Ryder System reported mixed Q1 2026 results: EPS of $2.54 beat consensus by 11% ($2.54 vs. $2.29) and came in above guidance, but revenue of $3.12 billion missed the $3.16 billion estimate and declined 0.2% year over year. The company raised full-year 2026 adjusted EPS guidance to $14.05-$14.80 from $13.45-$14.45 and now expects total revenues to increase 3% versus prior guidance of 1%. Liquidity was lower sequentially, with cash at $182 million versus $198 million and debt rising slightly to $7.69 billion.

Analysis

Ryder’s print reads better than headline revenue suggests because the real signal is the mix: the cyclical, lower-quality freight-exposed piece is still under pressure, but the higher-value supply-chain franchise is doing the heavy lifting. That matters because as long as contract logistics and omnichannel volumes stay firm, management can keep converting a weak freight backdrop into acceptable earnings through pricing, cost discipline, and buybacks. The market should focus less on near-term revenue miss and more on whether the company can sustain mid-teens ROE while freight remains soft. The key second-order effect is that Ryder’s updated full-year guide implies management has more confidence in demand durability than the broader transport tape currently prices in. If the company is lifting top-line expectations while dedicated transport remains weak, it suggests the recovery is increasingly being led by non-asset-light, customer-locked workflows rather than spot freight beta. That is constructive for peers with meaningful contract logistics exposure and negative for pure freight proxies that need a cleaner macro rebound to re-rate. The main risk is that the earnings power is being propped up by financial engineering and temporary mix benefits rather than a true inflection in core freight utilization. If the freight downturn persists into the next 1-2 quarters, dedicated transport weakness can start to bleed into asset productivity, capex efficiency, and ultimately free cash flow conversion. In that scenario, the current guidance raise could prove conservative but not durable, and the stock may trade more on balance-sheet leverage and cyclical skepticism than on earnings beats.
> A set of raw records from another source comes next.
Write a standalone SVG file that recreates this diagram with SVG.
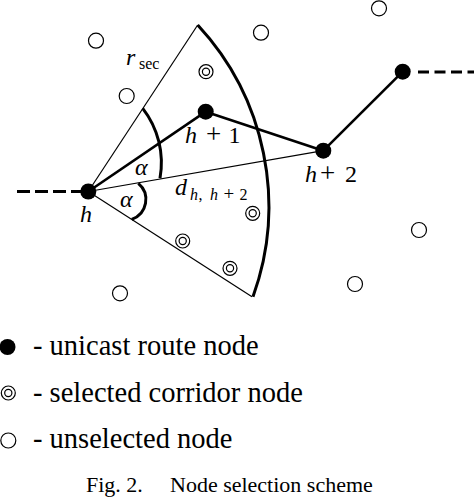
<svg xmlns="http://www.w3.org/2000/svg" width="474" height="500" viewBox="0 0 474 500">
<style>
.thin{fill:none;stroke:#000;stroke-width:1.2}
.thick{fill:none;stroke:#000;stroke-width:2.6}
.arc{fill:none;stroke:#000;stroke-width:3}
.dash{fill:none;stroke:#000;stroke-width:2.8}
.route{fill:#000}
.hollow{fill:#fff;stroke:#000;stroke-width:1.2}
.m{font-family:"Liberation Serif","DejaVu Serif",serif;font-size:24px;fill:#000}
.i{font-style:italic}
.sub{font-family:"Liberation Serif","DejaVu Serif",serif;font-size:16px;fill:#000}
.leg{font-family:"Liberation Serif","DejaVu Serif",serif;font-size:28.5px;fill:#000}
.cap{font-family:"Liberation Serif","DejaVu Serif",serif;font-size:22px;fill:#000}
</style>
<defs>
<g id="sel"><circle r="7" class="hollow"/><circle r="3.6" class="hollow"/></g>
</defs>
<rect width="474" height="500" fill="#fff"/>
<g id="connectors">
<line class="dash" x1="17" y1="191.5" x2="82" y2="191.5" stroke-dasharray="13,5"/>
<line class="dash" x1="418" y1="72" x2="474" y2="72" stroke-dasharray="11,5.5"/>
<line class="thin" x1="88.3" y1="191.5" x2="197.7" y2="25"/>
<line class="thin" x1="88.3" y1="191.5" x2="252" y2="296.7"/>
<line class="thin" x1="88.3" y1="191.5" x2="323.3" y2="150.7"/>
<path class="arc" d="M197.7,25 A266.5,266.5 0 0 1 253,296.7"/>
<path class="arc" d="M142.7,108.3 A88.6,88.6 0 0 1 160,178.3"/>
<path class="arc" d="M138.3,183.3 A21,21 0 0 1 131.7,219.3"/>
<line class="thick" x1="88.3" y1="191.5" x2="205.7" y2="111.7"/>
<line class="thick" x1="205.7" y1="111.7" x2="323.3" y2="150.7"/>
<line class="thick" x1="323.3" y1="150.7" x2="402.7" y2="71.7"/>
</g>
<g id="node-h"><circle class="route" cx="88.3" cy="191.5" r="8"/></g>
<g id="node-h1"><circle class="route" cx="205.7" cy="111.7" r="8"/></g>
<g id="node-h2"><circle class="route" cx="323.3" cy="150.7" r="8"/></g>
<g id="node-h3"><circle class="route" cx="402.7" cy="71.7" r="8"/></g>
<g id="sel-1"><use href="#sel" x="206" y="71.7"/></g>
<g id="sel-2"><use href="#sel" x="252.7" y="213.3"/></g>
<g id="sel-3"><use href="#sel" x="182.7" y="241"/></g>
<g id="sel-4"><use href="#sel" x="230" y="268.3"/></g>
<g id="un-1"><circle class="hollow" cx="96" cy="40.7" r="7.5"/></g>
<g id="un-2"><circle class="hollow" cx="126.7" cy="96" r="7.5"/></g>
<g id="un-3"><circle class="hollow" cx="261" cy="32.7" r="7.5"/></g>
<g id="un-4"><circle class="hollow" cx="379" cy="8.3" r="7.5"/></g>
<g id="un-5"><circle class="hollow" cx="419" cy="230" r="7.5"/></g>
<g id="un-6"><circle class="hollow" cx="355" cy="284" r="7.5"/></g>
<g id="un-7"><circle class="hollow" cx="120" cy="293.3" r="7.5"/></g>
<g id="labels">
<text class="m i" x="126" y="65">r</text><text class="sub" x="139" y="68.5">sec</text>
<text class="m i" x="135" y="175">α</text>
<text class="m i" x="120" y="206.7">α</text>
<text class="m i" x="80" y="221.7">h</text>
<text class="m" y="143.3"><tspan class="i" x="185">h</tspan><tspan x="206" font-size="27">+</tspan><tspan x="228.5">1</tspan></text>
<text class="m" y="181.7"><tspan class="i" x="305">h</tspan><tspan x="320" font-size="27">+</tspan><tspan x="345">2</tspan></text>
<text class="m i" x="175" y="195">d</text>
<text class="sub" y="199.5"><tspan class="i" x="190">h</tspan><tspan x="198.5">,</tspan><tspan class="i" x="210">h</tspan><tspan x="223.5" font-size="19">+</tspan><tspan x="239.5">2</tspan></text>
</g>
<g id="legend">
<circle class="route" cx="7.5" cy="347" r="8"/>
<text class="leg" x="33" y="355">- unicast route node</text>
<use href="#sel" x="8.3" y="393"/>
<text class="leg" x="33" y="402">- selected corridor node</text>
<circle class="hollow" cx="8.3" cy="440.5" r="7.5"/>
<text class="leg" x="33" y="448">- unselected node</text>
</g>
<g id="caption">
<text class="cap" x="86" y="492">Fig. 2.</text>
<text class="cap" x="170" y="492">Node selection scheme</text>
</g>
</svg>
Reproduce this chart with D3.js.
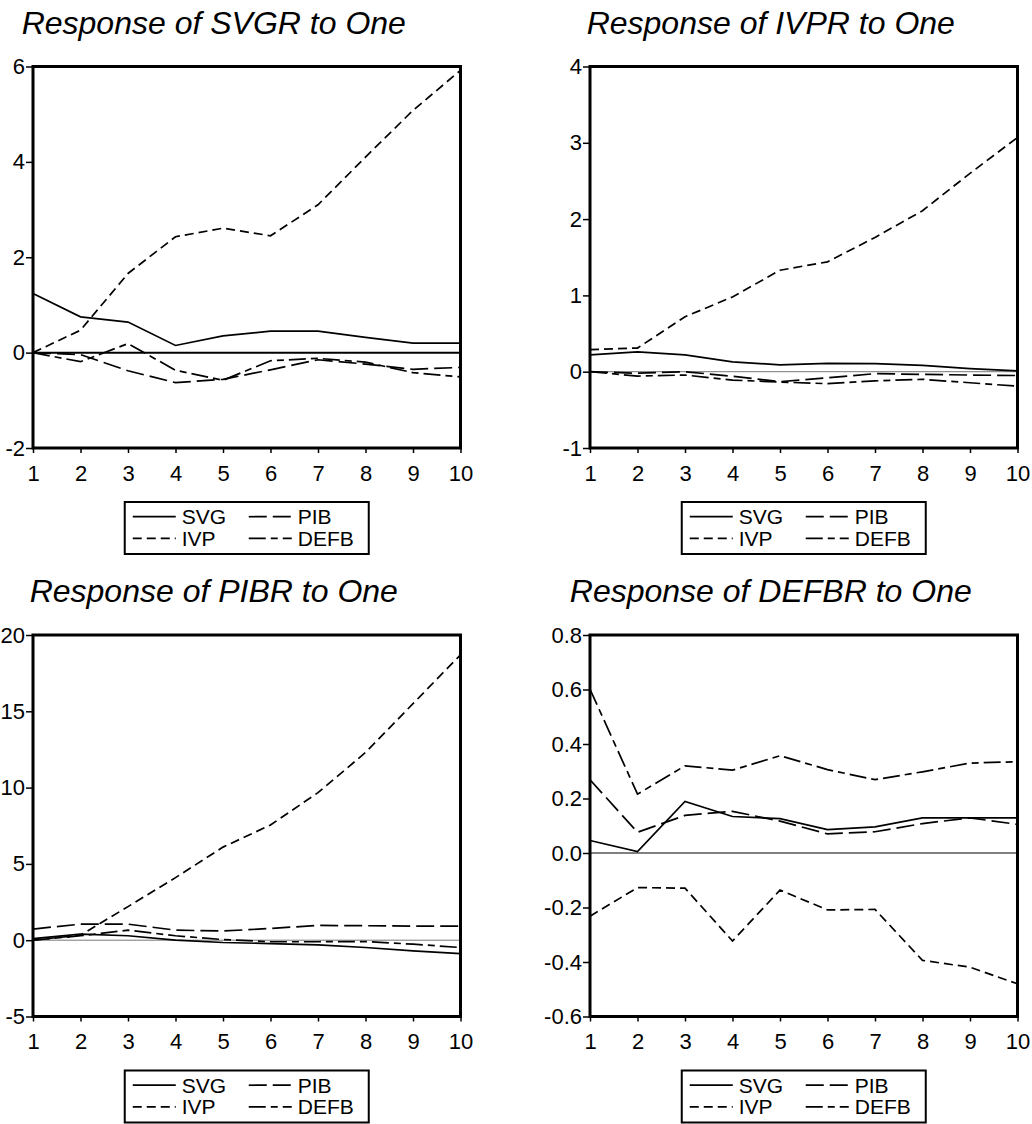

Contrarian angle: the market may be underestimating how long this split regime can last, with supply-chain/logistics staying resilient while trucking remains depressed. That favors a relative-value read rather than a directional one — the better trade is not “own transport,” but “own the companies with contractual/logistics exposure and fade the freight-sensitive names that need volume recovery to justify current multiples.”